** What to work on **
Find the word "this" in the records below. List each line containing it.

** Source records **
** START **
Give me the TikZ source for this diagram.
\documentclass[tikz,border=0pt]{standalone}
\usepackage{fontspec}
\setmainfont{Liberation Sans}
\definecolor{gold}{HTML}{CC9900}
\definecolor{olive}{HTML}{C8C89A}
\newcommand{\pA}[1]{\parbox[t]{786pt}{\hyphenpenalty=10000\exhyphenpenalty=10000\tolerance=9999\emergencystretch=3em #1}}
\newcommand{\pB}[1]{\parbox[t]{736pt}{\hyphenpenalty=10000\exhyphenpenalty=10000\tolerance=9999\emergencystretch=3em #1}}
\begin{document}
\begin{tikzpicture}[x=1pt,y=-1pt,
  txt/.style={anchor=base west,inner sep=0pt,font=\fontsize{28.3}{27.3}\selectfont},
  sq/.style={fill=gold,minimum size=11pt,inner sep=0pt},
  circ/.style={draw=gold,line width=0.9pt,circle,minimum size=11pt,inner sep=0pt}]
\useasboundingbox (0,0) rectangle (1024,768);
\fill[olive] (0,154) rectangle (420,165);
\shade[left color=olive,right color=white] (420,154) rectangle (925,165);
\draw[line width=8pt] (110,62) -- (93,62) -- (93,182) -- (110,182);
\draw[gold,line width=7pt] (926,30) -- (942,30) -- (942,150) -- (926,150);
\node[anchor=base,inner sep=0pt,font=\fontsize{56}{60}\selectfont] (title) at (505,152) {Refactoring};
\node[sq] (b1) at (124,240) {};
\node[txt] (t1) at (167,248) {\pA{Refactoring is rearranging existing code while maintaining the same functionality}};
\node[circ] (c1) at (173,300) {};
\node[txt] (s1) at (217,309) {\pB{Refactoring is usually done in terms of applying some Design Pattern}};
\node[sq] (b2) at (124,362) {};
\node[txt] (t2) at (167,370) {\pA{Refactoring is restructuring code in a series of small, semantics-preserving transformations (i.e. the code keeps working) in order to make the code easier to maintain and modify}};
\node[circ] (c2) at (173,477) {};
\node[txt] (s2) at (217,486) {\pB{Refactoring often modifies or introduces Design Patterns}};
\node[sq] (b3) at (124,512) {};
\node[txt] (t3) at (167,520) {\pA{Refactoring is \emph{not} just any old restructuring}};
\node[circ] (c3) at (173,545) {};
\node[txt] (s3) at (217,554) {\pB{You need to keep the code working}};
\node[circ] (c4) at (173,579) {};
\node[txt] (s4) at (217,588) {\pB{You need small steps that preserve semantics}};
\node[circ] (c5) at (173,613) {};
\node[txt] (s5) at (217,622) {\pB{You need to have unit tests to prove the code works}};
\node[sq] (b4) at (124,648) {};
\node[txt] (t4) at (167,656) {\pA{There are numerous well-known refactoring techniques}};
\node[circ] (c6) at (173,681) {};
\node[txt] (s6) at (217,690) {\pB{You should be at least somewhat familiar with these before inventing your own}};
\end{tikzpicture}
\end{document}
** END **
** START **
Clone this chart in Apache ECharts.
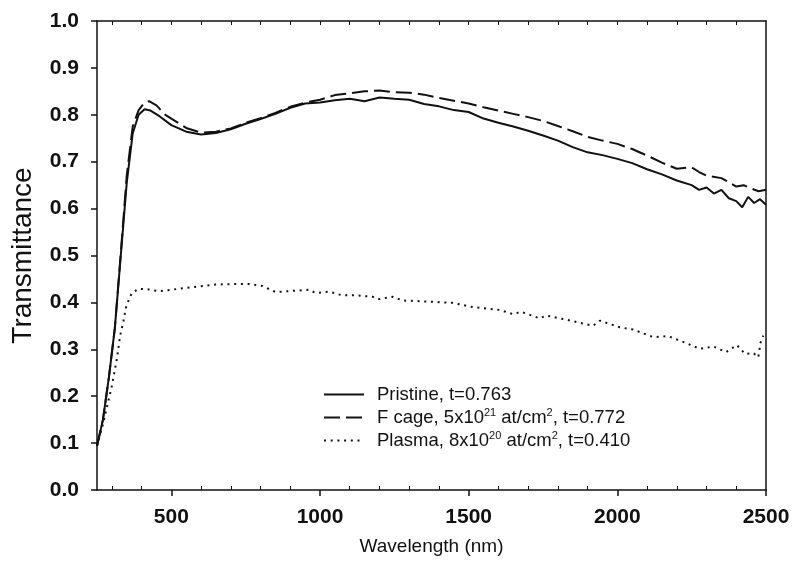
** END **
** Task output **
Give me the TikZ source for this diagram.
Clone this chart in Apache ECharts.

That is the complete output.